> **THE EXERCISE**
Copy out, unchanged, every line from the start of the records to the line that contains "const panelX = [10.3, 596.3], panelY", and stop there.

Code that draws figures
## START

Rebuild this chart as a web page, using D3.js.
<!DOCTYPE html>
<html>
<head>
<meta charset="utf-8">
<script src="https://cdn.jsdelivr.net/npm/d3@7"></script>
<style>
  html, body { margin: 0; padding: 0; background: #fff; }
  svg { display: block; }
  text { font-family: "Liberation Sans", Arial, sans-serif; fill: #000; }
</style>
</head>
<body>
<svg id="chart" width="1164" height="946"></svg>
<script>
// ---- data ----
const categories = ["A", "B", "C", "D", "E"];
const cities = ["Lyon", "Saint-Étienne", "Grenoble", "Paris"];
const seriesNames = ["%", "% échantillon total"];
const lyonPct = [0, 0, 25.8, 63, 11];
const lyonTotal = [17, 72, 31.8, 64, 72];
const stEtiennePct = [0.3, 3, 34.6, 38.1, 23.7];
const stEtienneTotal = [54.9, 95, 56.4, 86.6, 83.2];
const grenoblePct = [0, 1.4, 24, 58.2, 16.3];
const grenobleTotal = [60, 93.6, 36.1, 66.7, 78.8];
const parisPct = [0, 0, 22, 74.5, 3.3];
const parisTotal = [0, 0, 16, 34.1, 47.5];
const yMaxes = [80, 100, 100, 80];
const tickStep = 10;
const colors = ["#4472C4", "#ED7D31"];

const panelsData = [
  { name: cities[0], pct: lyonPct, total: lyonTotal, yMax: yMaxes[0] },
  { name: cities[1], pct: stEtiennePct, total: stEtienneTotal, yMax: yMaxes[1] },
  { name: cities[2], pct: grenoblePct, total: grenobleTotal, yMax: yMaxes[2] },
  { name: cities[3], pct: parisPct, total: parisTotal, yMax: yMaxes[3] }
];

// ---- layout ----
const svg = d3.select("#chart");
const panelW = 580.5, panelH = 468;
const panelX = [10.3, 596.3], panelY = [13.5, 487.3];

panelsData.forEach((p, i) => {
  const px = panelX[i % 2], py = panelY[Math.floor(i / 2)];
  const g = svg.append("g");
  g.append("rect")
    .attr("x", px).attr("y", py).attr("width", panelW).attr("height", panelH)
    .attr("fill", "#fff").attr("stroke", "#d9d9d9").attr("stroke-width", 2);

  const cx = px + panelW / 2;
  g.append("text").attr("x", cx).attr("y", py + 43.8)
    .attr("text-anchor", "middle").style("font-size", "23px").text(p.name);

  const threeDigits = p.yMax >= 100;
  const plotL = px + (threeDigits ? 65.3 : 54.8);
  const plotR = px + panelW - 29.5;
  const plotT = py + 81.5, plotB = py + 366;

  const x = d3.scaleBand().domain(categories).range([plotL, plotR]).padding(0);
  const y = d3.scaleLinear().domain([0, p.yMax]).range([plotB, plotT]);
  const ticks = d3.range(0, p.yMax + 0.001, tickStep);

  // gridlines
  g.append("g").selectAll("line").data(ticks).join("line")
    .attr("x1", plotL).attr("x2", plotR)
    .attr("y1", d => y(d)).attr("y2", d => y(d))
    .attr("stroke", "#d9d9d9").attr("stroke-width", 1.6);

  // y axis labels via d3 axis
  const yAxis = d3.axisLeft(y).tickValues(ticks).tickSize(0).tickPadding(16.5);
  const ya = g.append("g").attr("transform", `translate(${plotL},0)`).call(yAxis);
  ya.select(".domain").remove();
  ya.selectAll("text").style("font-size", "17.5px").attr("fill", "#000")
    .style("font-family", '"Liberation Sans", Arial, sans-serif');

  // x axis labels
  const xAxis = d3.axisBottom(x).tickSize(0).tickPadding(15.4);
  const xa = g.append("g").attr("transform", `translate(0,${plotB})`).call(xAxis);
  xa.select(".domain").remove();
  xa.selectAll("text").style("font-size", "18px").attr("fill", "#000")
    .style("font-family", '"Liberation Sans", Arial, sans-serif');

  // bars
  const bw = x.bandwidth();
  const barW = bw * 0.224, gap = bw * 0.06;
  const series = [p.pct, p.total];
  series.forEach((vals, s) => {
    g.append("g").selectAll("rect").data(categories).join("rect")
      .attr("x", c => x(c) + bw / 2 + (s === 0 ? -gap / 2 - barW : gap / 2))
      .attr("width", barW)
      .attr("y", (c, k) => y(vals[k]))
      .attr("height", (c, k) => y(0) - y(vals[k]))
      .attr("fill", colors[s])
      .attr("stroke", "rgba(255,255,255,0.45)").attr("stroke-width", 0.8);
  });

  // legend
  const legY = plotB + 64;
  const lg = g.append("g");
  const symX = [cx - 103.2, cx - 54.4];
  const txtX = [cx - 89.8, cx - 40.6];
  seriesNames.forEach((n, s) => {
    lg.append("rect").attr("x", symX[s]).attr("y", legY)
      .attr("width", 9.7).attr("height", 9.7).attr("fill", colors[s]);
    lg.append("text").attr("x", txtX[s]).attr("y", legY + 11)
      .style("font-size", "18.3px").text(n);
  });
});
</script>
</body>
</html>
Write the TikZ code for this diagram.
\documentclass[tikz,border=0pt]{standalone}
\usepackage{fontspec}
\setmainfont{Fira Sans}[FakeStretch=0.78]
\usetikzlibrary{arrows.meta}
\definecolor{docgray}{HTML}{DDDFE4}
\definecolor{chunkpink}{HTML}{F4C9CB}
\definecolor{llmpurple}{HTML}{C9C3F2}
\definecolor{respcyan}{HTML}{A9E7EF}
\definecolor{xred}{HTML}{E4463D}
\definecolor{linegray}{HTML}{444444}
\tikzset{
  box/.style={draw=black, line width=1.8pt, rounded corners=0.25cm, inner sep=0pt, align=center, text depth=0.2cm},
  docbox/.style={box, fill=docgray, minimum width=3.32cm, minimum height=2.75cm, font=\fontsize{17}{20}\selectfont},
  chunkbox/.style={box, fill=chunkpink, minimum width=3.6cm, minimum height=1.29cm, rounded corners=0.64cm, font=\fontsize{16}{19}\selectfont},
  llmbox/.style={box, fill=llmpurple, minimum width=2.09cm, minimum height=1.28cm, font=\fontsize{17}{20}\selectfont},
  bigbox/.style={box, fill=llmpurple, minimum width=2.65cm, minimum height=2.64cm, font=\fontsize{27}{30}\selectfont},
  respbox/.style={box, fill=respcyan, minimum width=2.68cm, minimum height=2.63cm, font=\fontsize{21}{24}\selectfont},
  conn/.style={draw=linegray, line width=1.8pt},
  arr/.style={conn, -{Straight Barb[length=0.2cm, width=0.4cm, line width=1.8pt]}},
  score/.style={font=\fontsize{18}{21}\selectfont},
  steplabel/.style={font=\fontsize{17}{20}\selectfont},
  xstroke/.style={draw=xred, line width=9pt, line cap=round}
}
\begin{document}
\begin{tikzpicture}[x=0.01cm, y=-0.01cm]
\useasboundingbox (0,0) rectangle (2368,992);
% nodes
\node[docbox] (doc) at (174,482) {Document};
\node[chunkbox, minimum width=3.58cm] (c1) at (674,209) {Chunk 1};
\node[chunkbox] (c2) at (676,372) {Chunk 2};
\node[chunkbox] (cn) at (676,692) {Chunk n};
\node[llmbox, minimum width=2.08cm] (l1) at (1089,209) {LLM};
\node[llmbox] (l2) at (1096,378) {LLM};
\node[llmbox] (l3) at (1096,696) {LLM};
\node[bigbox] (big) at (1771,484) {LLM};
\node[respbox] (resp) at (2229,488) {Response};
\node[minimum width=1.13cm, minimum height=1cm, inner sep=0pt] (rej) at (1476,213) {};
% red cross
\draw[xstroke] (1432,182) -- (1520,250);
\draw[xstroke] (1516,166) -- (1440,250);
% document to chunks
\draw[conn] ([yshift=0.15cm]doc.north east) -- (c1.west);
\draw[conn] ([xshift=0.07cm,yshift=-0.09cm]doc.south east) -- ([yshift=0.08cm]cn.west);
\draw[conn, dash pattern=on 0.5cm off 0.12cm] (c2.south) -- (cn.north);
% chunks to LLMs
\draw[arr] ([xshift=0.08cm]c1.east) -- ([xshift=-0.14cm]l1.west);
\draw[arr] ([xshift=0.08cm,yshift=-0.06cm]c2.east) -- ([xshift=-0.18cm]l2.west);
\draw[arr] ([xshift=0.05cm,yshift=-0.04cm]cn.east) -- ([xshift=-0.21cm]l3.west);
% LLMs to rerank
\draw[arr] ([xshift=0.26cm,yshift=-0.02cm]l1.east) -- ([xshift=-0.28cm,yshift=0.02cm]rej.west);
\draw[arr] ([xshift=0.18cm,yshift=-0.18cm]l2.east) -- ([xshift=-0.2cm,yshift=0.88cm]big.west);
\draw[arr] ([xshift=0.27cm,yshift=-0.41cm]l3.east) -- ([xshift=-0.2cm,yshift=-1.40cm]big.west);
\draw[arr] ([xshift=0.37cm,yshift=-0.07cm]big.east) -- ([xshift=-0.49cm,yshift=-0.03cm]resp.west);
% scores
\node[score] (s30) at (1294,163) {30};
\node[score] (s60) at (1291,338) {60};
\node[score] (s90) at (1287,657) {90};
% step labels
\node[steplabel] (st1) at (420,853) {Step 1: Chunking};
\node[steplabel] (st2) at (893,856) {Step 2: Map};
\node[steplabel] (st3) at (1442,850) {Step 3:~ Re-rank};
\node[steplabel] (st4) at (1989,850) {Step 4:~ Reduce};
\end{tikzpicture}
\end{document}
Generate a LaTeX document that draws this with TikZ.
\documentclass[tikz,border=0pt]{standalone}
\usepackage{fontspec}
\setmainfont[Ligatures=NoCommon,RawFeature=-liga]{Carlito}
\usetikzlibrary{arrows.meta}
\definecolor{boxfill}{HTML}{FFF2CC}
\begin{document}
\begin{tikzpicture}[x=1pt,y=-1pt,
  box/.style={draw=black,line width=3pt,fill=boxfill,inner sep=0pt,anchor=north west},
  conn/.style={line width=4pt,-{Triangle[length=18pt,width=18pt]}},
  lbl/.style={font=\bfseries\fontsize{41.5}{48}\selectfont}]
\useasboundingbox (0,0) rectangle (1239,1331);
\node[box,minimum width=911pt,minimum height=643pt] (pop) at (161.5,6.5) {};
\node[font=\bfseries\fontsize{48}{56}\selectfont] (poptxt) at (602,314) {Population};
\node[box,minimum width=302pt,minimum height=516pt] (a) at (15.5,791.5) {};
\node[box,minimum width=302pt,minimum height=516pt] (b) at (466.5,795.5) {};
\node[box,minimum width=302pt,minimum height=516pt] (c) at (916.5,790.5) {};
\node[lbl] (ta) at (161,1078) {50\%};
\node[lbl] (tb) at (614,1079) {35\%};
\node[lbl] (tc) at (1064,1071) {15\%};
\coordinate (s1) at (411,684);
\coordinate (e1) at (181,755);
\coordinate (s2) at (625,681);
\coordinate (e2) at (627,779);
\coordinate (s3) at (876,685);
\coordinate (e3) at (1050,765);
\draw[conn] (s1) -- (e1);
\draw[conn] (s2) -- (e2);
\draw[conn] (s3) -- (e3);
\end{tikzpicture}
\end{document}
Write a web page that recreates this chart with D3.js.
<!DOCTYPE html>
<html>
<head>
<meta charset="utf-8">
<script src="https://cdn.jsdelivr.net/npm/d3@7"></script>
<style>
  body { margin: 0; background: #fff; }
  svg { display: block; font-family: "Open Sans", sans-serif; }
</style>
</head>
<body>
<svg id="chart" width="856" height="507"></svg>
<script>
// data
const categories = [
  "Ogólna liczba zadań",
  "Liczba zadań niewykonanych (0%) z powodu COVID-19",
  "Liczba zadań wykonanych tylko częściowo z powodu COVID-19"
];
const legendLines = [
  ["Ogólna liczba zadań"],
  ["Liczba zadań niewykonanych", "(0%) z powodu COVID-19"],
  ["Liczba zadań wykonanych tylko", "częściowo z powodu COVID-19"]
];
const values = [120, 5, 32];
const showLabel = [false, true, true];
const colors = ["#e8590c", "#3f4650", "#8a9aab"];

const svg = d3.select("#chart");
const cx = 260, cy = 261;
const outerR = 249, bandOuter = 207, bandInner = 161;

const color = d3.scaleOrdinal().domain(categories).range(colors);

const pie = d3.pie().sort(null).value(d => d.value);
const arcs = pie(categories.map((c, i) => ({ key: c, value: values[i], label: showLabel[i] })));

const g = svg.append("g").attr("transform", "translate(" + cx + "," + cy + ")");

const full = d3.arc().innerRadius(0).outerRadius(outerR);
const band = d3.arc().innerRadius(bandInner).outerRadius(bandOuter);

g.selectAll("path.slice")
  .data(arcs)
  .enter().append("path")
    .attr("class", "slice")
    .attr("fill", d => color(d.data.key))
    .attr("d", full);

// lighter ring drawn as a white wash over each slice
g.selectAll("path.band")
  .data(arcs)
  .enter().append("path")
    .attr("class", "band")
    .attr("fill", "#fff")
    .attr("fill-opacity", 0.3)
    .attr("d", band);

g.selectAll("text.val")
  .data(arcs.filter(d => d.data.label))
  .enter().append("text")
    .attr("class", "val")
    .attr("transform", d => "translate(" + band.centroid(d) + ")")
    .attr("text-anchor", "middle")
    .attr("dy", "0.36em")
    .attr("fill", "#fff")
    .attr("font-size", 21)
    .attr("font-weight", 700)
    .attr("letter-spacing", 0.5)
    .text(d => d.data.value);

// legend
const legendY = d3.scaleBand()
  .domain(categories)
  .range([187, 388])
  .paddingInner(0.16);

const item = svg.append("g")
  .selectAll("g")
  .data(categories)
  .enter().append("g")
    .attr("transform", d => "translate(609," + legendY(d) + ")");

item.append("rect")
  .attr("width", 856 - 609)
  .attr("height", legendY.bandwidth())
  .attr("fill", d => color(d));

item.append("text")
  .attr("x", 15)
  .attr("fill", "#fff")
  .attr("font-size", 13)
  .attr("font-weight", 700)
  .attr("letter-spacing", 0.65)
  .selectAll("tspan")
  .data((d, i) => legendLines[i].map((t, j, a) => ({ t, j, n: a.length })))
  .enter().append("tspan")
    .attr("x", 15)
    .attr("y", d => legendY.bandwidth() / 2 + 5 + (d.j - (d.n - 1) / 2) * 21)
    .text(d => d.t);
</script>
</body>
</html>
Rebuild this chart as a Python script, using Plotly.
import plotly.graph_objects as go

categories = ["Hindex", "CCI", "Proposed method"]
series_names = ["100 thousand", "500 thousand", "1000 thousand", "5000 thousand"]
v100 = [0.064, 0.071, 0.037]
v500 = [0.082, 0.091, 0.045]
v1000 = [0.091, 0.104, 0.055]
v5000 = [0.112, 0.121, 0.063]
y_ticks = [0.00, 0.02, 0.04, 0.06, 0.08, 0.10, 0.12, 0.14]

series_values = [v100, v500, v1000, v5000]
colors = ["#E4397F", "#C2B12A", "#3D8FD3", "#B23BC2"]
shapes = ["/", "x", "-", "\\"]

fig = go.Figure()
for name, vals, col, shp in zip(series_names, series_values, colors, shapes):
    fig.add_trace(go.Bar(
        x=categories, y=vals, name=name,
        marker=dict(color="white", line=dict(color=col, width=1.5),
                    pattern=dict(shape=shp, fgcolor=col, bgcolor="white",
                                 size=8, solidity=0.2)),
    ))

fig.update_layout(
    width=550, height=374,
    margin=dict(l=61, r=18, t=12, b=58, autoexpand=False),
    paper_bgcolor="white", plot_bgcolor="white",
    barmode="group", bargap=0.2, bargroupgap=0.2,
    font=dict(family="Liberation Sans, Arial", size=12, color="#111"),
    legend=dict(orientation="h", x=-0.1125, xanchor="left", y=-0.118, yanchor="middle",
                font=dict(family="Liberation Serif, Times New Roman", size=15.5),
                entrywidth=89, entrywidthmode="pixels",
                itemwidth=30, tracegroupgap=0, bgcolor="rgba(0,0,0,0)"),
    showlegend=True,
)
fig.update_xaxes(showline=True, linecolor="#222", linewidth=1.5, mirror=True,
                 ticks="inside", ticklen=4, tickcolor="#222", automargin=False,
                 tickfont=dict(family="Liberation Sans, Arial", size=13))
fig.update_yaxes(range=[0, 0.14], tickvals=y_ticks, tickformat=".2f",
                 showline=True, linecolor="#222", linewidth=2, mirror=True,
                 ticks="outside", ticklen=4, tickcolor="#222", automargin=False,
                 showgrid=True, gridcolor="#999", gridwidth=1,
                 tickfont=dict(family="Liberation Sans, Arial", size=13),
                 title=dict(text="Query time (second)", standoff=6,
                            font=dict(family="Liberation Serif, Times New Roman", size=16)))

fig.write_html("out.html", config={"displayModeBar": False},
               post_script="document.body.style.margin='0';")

## END

> **THE SOLUTION**
Rebuild this chart as a web page, using D3.js.
<!DOCTYPE html>
<html>
<head>
<meta charset="utf-8">
<script src="https://cdn.jsdelivr.net/npm/d3@7"></script>
<style>
  html, body { margin: 0; padding: 0; background: #fff; }
  svg { display: block; }
  text { font-family: "Liberation Sans", Arial, sans-serif; fill: #000; }
</style>
</head>
<body>
<svg id="chart" width="1164" height="946"></svg>
<script>
// ---- data ----
const categories = ["A", "B", "C", "D", "E"];
const cities = ["Lyon", "Saint-Étienne", "Grenoble", "Paris"];
const seriesNames = ["%", "% échantillon total"];
const lyonPct = [0, 0, 25.8, 63, 11];
const lyonTotal = [17, 72, 31.8, 64, 72];
const stEtiennePct = [0.3, 3, 34.6, 38.1, 23.7];
const stEtienneTotal = [54.9, 95, 56.4, 86.6, 83.2];
const grenoblePct = [0, 1.4, 24, 58.2, 16.3];
const grenobleTotal = [60, 93.6, 36.1, 66.7, 78.8];
const parisPct = [0, 0, 22, 74.5, 3.3];
const parisTotal = [0, 0, 16, 34.1, 47.5];
const yMaxes = [80, 100, 100, 80];
const tickStep = 10;
const colors = ["#4472C4", "#ED7D31"];

const panelsData = [
  { name: cities[0], pct: lyonPct, total: lyonTotal, yMax: yMaxes[0] },
  { name: cities[1], pct: stEtiennePct, total: stEtienneTotal, yMax: yMaxes[1] },
  { name: cities[2], pct: grenoblePct, total: grenobleTotal, yMax: yMaxes[2] },
  { name: cities[3], pct: parisPct, total: parisTotal, yMax: yMaxes[3] }
];

// ---- layout ----
const svg = d3.select("#chart");
const panelW = 580.5, panelH = 468;
const panelX = [10.3, 596.3], panelY = [13.5, 487.3];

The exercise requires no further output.